WHAT NEEDS TO BE DONE: Return precisely the span of lines from the top of the material below to the line containing "import pandas as pd", both included. Pictures are excluded.

ENTRIES SHOWN:
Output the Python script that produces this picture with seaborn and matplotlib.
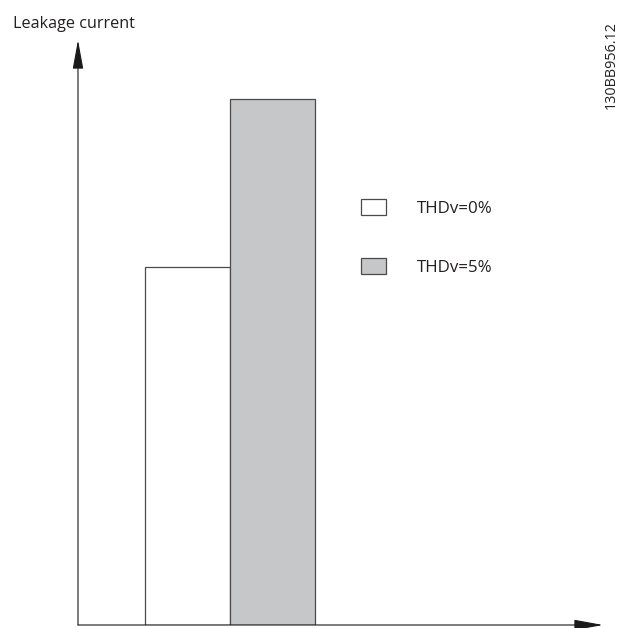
import matplotlib
matplotlib.use("Agg")
import matplotlib.pyplot as plt
import seaborn as sns
import pandas as pd

# ---- data ----
categories = ["THDv=0%", "THDv=5%"]
values = [61.2, 89.9]
bar_colors = ["#ffffff", "#c6c7c9"]
y_label = "Leakage current"
code_label = "130BB956.12"

sns.set_theme(style="white")
plt.rcParams['font.family'] = ['Open Sans', 'DejaVu Sans']

W, H = 618, 628
fig = plt.figure(figsize=(W / 100, H / 100), dpi=100)
ax_left, ax_right, ax_top, ax_bottom = 78, 603, 40, 625
ax = fig.add_axes([ax_left / W, 1 - ax_bottom / H,
                   (ax_right - ax_left) / W, (ax_bottom - ax_top) / H])

df = pd.DataFrame({"cond": categories, "val": values})
sns.barplot(data=df, x="cond", y="val", hue="cond", palette=bar_colors,
            width=1, dodge=False, edgecolor="#4a4a4a", linewidth=0.9,
            legend=False, ax=ax)

ax.set_xlim(-0.5 - 67 / 85, 1.5 + 288 / 85)
ax.set_ylim(0, 100)
ax.set_xticks([])
ax.set_yticks([])
ax.set_xlabel("")
ax.set_ylabel("")
for s in ax.spines.values():
    s.set_visible(False)

arrow_kw = dict(arrowstyle="-|>,head_length=1.8,head_width=0.33",
                mutation_scale=10, color="#1a1a1a", lw=0.8,
                shrinkA=0, shrinkB=0)
ax.annotate("", xy=(0, 1), xytext=(0, 0), xycoords="axes fraction",
            arrowprops=arrow_kw, annotation_clip=False)
ax.annotate("", xy=(1, 0), xytext=(0, 0), xycoords="axes fraction",
            arrowprops=arrow_kw, annotation_clip=False)

fs_leg = 12.2
fs_px = fs_leg * 100 / 72
handles = ax.patches[:2]
ax.legend(handles, categories, loc="upper left",
          bbox_to_anchor=(361 / W, 1 - 199 / H), bbox_transform=fig.transFigure,
          frameon=False, borderpad=0, borderaxespad=0,
          handlelength=25 / fs_px, handleheight=18 / fs_px,
          handletextpad=31 / fs_px, labelspacing=2.45, fontsize=fs_leg,
          labelcolor="#231f20")

fig.text(13 / W, 1 - 24 / H, y_label, fontsize=11.6, color="#231f20",
         ha="left", va="center")
fig.text(611 / W, 1 - 65 / H, code_label, fontsize=10.4, color="#231f20",
         rotation=90, ha="center", va="center")

fig.savefig("out.png", dpi=100)
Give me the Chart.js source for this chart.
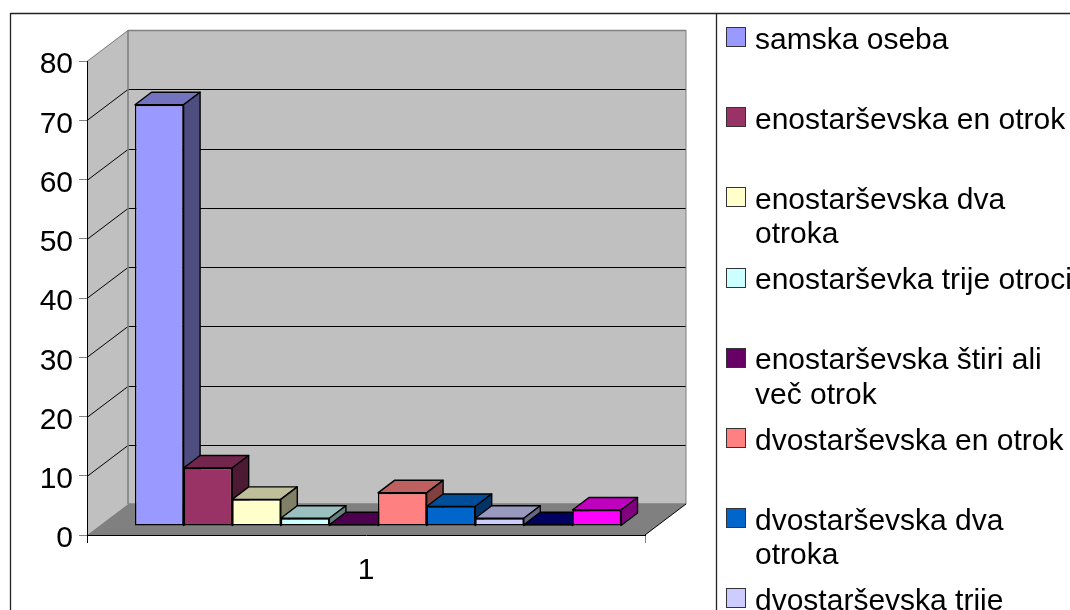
<!DOCTYPE html>
<html>
<head>
<meta charset="utf-8">
<title>Chart</title>
<script src="https://cdn.jsdelivr.net/npm/chart.js@4/dist/chart.umd.min.js"></script>
<style>
body { margin: 0; background: #fff; }
canvas { display: block; }
</style>
</head>
<body>
<canvas id="chart" width="1070" height="610"></canvas>
<script>
var categories = ["1"];
var seriesNames = [
    "samska oseba",
    "enostarševska en otrok",
    "enostarševska dva\notroka",
    "enostarševka trije otroci",
    "enostarševska štiri ali\nveč otrok",
    "dvostarševska en otrok",
    "dvostarševska dva\notroka",
    "dvostarševska trije\notroci",
    "dvostarševska štiri ali\nveč otrok",
    "drugo"
];
var seriesValues = [71.1, 9.8, 4.5, 1.3, 0.2, 5.6, 3.3, 1.3, 0.2, 2.7];
var seriesColors = ["#9999ff", "#993366", "#ffffcc", "#ccffff", "#660066", "#ff8080", "#0066cc", "#ccccff", "#000080", "#ff00ff"];
var yTicks = [0, 10, 20, 30, 40, 50, 60, 70, 80];

var FONT = '"Liberation Sans", Arial, sans-serif';
// depth of the box and of the bars, in px
var BACK = {x: 41, y: -31};
var BAR_FRONT = {x: 12, y: -9};
var BAR_DEPTH = {x: 16.5, y: -12.5};

function shade(hex, k) {
    var n = parseInt(hex.slice(1), 16);
    var r = Math.round((n >> 16 & 255) * k);
    var g = Math.round((n >> 8 & 255) * k);
    var b = Math.round((n & 255) * k);
    return "rgb(" + r + "," + g + "," + b + ")";
}

function poly(ctx, pts, fill, stroke, lw) {
    ctx.beginPath();
    ctx.moveTo(pts[0][0], pts[0][1]);
    for (var i = 1; i < pts.length; i++) ctx.lineTo(pts[i][0], pts[i][1]);
    ctx.closePath();
    if (fill) { ctx.fillStyle = fill; ctx.fill(); }
    if (stroke) { ctx.strokeStyle = stroke; ctx.lineWidth = lw || 1; ctx.stroke(); }
}

function line(ctx, x1, y1, x2, y2, color, lw) {
    ctx.beginPath();
    ctx.moveTo(x1, y1);
    ctx.lineTo(x2, y2);
    ctx.strokeStyle = color;
    ctx.lineWidth = lw || 1;
    ctx.stroke();
}

// walls, floor and grid behind the bars
var boxPlugin = {
    id: "box",
    beforeDraw: function (chart) {
        var ctx = chart.ctx, a = chart.chartArea, y = chart.scales.y;
        var l = a.left, r = a.right, t = a.top, b = a.bottom;
        var bx = BACK.x, by = BACK.y;
        ctx.save();
        poly(ctx, [[l, b], [l, t], [l + bx, t + by], [l + bx, b + by]], "#c0c0c0");
        poly(ctx, [[l + bx, t + by], [r + bx, t + by], [r + bx, b + by], [l + bx, b + by]], "#c0c0c0");
        poly(ctx, [[l, b], [r, b], [r + bx, b + by], [l + bx, b + by]], "#808080");
        yTicks.forEach(function (v) {
            var p = Math.round(y.getPixelForValue(v)) + 0.5;
            if (v === 0) return;
            var c = v === yTicks[yTicks.length - 1] ? "#808080" : "#000";
            line(ctx, l, p, l + bx, p + by, c, 1);
            line(ctx, l + bx, p + by, r + bx, p + by, c, v === 80 ? 1.5 : 1);
        });
        line(ctx, l + bx, t + by, l + bx, b + by, "#808080", 1.6);
        line(ctx, r + bx, t + by, r + bx, b + by, "#808080", 1);
        line(ctx, l + bx, b + by, r + bx, b + by, "#808080", 1.5);
        line(ctx, r, b, r + bx, b + by, "#000", 1);
        ctx.restore();
    },
    // first series has to be painted first so the next one covers its side
    beforeDatasetsDraw: function (chart) {
        var ctx = chart.ctx;
        var dx = BAR_DEPTH.x, dy = BAR_DEPTH.y;
        ctx.save();
        ctx.translate(BAR_FRONT.x, BAR_FRONT.y);
        ctx.lineJoin = "round";
        chart.data.datasets.forEach(function (ds, i) {
            var bar = chart.getDatasetMeta(i).data[0];
            var x1 = bar.x - bar.width / 2, x2 = bar.x + bar.width / 2;
            var top = bar.y, base = bar.base;
            poly(ctx, [[x1, top], [x1 + dx, top + dy], [x2 + dx, top + dy], [x2, top]], shade(seriesColors[i], 0.75), "#000", 1.4);
            poly(ctx, [[x2, top], [x2 + dx, top + dy], [x2 + dx, base + dy], [x2, base]], shade(seriesColors[i], 0.5), "#000", 1.4);
            bar.draw(ctx, chart.chartArea);
        });
        ctx.restore();
        return false;
    },
    // frame and legend
    afterDraw: function (chart) {
        var ctx = chart.ctx;
        ctx.save();
        line(ctx, 10.5, 13.5, 1070, 13.5, "#222", 1.3);
        line(ctx, 10.5, 13, 10.5, 610, "#222", 1.3);
        line(ctx, 716.5, 13, 716.5, 610, "#222", 1.3);
        ctx.font = "30px " + FONT;
        ctx.textAlign = "left";
        ctx.textBaseline = "alphabetic";
        seriesNames.forEach(function (name, i) {
            var cy = 38 + i * 80.2;
            ctx.fillStyle = seriesColors[i];
            ctx.fillRect(726.5, Math.round(cy) - 10.5, 19, 19);
            ctx.strokeStyle = "#333";
            ctx.lineWidth = 1;
            ctx.strokeRect(726.5, Math.round(cy) - 10.5, 19, 19);
            ctx.fillStyle = "#000";
            name.split("\n").forEach(function (txt, k) {
                ctx.fillText(txt, 755, cy + 10.5 + k * 34.5);
            });
        });
        ctx.restore();
    }
};

var datasets = seriesNames.map(function (name, i) {
    return {
        label: name.replace("\n", " "),
        data: [seriesValues[i]],
        backgroundColor: seriesColors[i],
        borderColor: "#000",
        borderWidth: 1.4,
        borderSkipped: false,
        categoryPercentage: 0.871,
        barPercentage: 1
    };
});

var myChart = new Chart(document.getElementById("chart").getContext("2d"), {
    type: "bar",
    data: {labels: categories, datasets: datasets},
    plugins: [boxPlugin],
    options: {
        responsive: false,
        animation: false,
        layout: {padding: {left: 0, right: 425, top: 61, bottom: 0}},
        plugins: {legend: {display: false}, tooltip: {enabled: false}},
        scales: {
            x: {
                afterFit: function (s) { s.height = 75; },
                border: {color: "#000"},
                grid: {
                    drawOnChartArea: false,
                    tickLength: 8,
                    color: function (c) { return c.index === 0 ? "#000" : "#808080"; }
                },
                ticks: {color: "#000", padding: 10, font: {family: FONT, size: 30}}
            },
            y: {
                min: 0,
                max: 80,
                afterFit: function (s) { s.width = 87; },
                afterBuildTicks: function (s) { s.ticks = yTicks.map(function (v) { return {value: v}; }); },
                border: {color: "#000"},
                grid: {drawOnChartArea: false, tickLength: 8, color: "#808080"},
                ticks: {color: "#000", padding: 6, labelOffset: 4, font: {family: FONT, size: 30}}
            }
        }
    }
});
</script>
</body>
</html>
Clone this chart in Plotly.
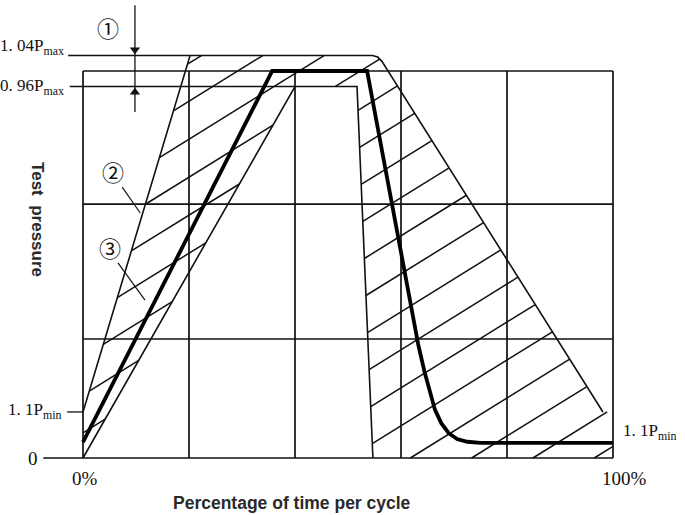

OUTPUT FOR THIS TASK:
Output the Python script that produces this picture with seaborn and matplotlib.
import matplotlib
matplotlib.use("Agg")
import matplotlib.pyplot as plt
import seaborn as sns
import pandas as pd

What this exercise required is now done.